*DATASET EXCERPT*
○ ○ ○ ○
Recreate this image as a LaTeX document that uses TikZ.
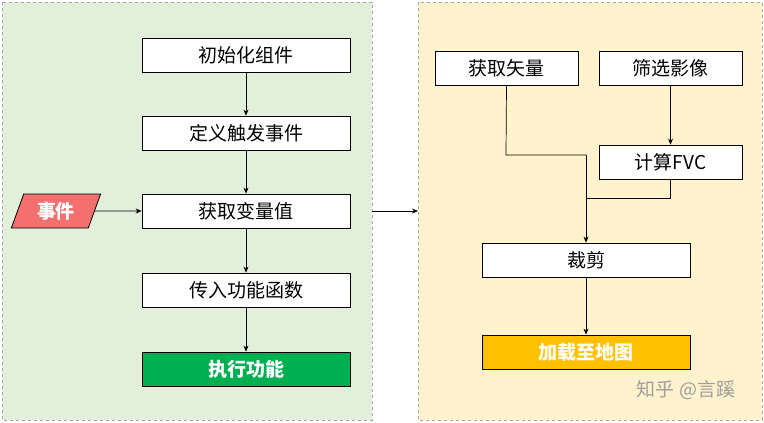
\documentclass[tikz,border=0pt]{standalone}
\usepackage{fontspec}
\setmainfont{Noto Sans CJK SC}
\usetikzlibrary{shapes.geometric,arrows.meta}
\definecolor{lgreen}{HTML}{E2EFDA}
\definecolor{lyellow}{HTML}{FFF2CC}
\definecolor{fgreen}{HTML}{00B050}
\definecolor{forange}{HTML}{FFC000}
\definecolor{fred}{HTML}{F4706E}
\begin{document}
\begin{tikzpicture}[x=1pt,y=-1pt,
  panel/.style={draw=gray!70,dashed,line width=0.8pt},
  box/.style={draw=black,line width=0.8pt,fill=white,minimum height=34pt,inner sep=0pt,font=\fontsize{19}{19}\selectfont},
  bbox/.style={box,text=white,font=\fontsize{19}{19}\selectfont\bfseries},
  arr/.style={-{Stealth[length=6pt,width=5pt]},line width=0.7pt},
  ln/.style={line width=0.7pt}]
\useasboundingbox (0,0) rectangle (764,423);
\draw[panel,fill=lgreen] (2,2) rectangle (372,420);
\draw[panel,fill=lyellow] (418,2) rectangle (762,420);
\node[box,minimum width=208pt] (a1) at (246,55) {初始化组件};
\node[box,minimum width=208pt] (a2) at (246,133) {定义触发事件};
\node[box,minimum width=208pt] (a3) at (246,211) {获取变量值};
\node[box,minimum width=208pt] (a4) at (246,290) {传入功能函数};
\node[bbox,minimum width=208pt,fill=fgreen] (a5) at (246,369) {执行功能};
\node[trapezium,trapezium left angle=70,trapezium right angle=110,draw=black,line width=0.8pt,fill=fred,text=white,minimum height=34pt,minimum width=84pt,inner sep=2pt,font=\fontsize{19}{19}\selectfont\bfseries] (ev) at (56,211) {事件};
\draw[arr] (a1) -- (a2);
\draw[arr] (a2) -- (a3);
\draw[arr] (a3) -- (a4);
\draw[arr] (a4) -- (a5);
\draw[arr] (ev) -- (a3);
\coordinate (lp) at (372,211);
\coordinate (rp) at (418,211);
\draw[arr] (lp) -- (rp);
\node[box,minimum width=143pt] (b1) at (506.5,68) {获取矢量};
\node[box,minimum width=143pt] (b2) at (670.5,68) {筛选影像};
\node[box,minimum width=143pt] (b3) at (670.5,162) {计算FVC};
\node[box,minimum width=208pt] (b4) at (586,260) {裁剪};
\node[bbox,minimum width=208pt,fill=forange] (b5) at (586,352) {加载至地图};
\draw[arr] (b2) -- (b3);
\draw[ln] (b1.south) -- (506,155) -- (586,155);
\draw[ln] (b3.south) -- (670.5,198) -- (586,198);
\draw[arr] (586,155) -- (b4.north);
\draw[arr] (b4) -- (b5);
\node[text=gray!75,font=\fontsize{19}{19}\selectfont] (wm) at (686,390) {知乎 @言蹊};
\end{tikzpicture}
\end{document}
○ ○ ○ ○
Please write out all the data again word for word, but not the pictures.

Recreate this image as a LaTeX document that uses TikZ.
\documentclass[tikz,border=0pt]{standalone}
\usepackage{fontspec}
\setmainfont{Noto Sans CJK SC}
\usetikzlibrary{shapes.geometric,arrows.meta}
\definecolor{lgreen}{HTML}{E2EFDA}
\definecolor{lyellow}{HTML}{FFF2CC}
\definecolor{fgreen}{HTML}{00B050}
\definecolor{forange}{HTML}{FFC000}
\definecolor{fred}{HTML}{F4706E}
\begin{document}
\begin{tikzpicture}[x=1pt,y=-1pt,
  panel/.style={draw=gray!70,dashed,line width=0.8pt},
  box/.style={draw=black,line width=0.8pt,fill=white,minimum height=34pt,inner sep=0pt,font=\fontsize{19}{19}\selectfont},
  bbox/.style={box,text=white,font=\fontsize{19}{19}\selectfont\bfseries},
  arr/.style={-{Stealth[length=6pt,width=5pt]},line width=0.7pt},
  ln/.style={line width=0.7pt}]
\useasboundingbox (0,0) rectangle (764,423);
\draw[panel,fill=lgreen] (2,2) rectangle (372,420);
\draw[panel,fill=lyellow] (418,2) rectangle (762,420);
\node[box,minimum width=208pt] (a1) at (246,55) {初始化组件};
\node[box,minimum width=208pt] (a2) at (246,133) {定义触发事件};
\node[box,minimum width=208pt] (a3) at (246,211) {获取变量值};
\node[box,minimum width=208pt] (a4) at (246,290) {传入功能函数};
\node[bbox,minimum width=208pt,fill=fgreen] (a5) at (246,369) {执行功能};
\node[trapezium,trapezium left angle=70,trapezium right angle=110,draw=black,line width=0.8pt,fill=fred,text=white,minimum height=34pt,minimum width=84pt,inner sep=2pt,font=\fontsize{19}{19}\selectfont\bfseries] (ev) at (56,211) {事件};
\draw[arr] (a1) -- (a2);
\draw[arr] (a2) -- (a3);
\draw[arr] (a3) -- (a4);
\draw[arr] (a4) -- (a5);
\draw[arr] (ev) -- (a3);
\coordinate (lp) at (372,211);
\coordinate (rp) at (418,211);
\draw[arr] (lp) -- (rp);
\node[box,minimum width=143pt] (b1) at (506.5,68) {获取矢量};
\node[box,minimum width=143pt] (b2) at (670.5,68) {筛选影像};
\node[box,minimum width=143pt] (b3) at (670.5,162) {计算FVC};
\node[box,minimum width=208pt] (b4) at (586,260) {裁剪};
\node[bbox,minimum width=208pt,fill=forange] (b5) at (586,352) {加载至地图};
\draw[arr] (b2) -- (b3);
\draw[ln] (b1.south) -- (506,155) -- (586,155);
\draw[ln] (b3.south) -- (670.5,198) -- (586,198);
\draw[arr] (586,155) -- (b4.north);
\draw[arr] (b4) -- (b5);
\node[text=gray!75,font=\fontsize{19}{19}\selectfont] (wm) at (686,390) {知乎 @言蹊};
\end{tikzpicture}
\end{document}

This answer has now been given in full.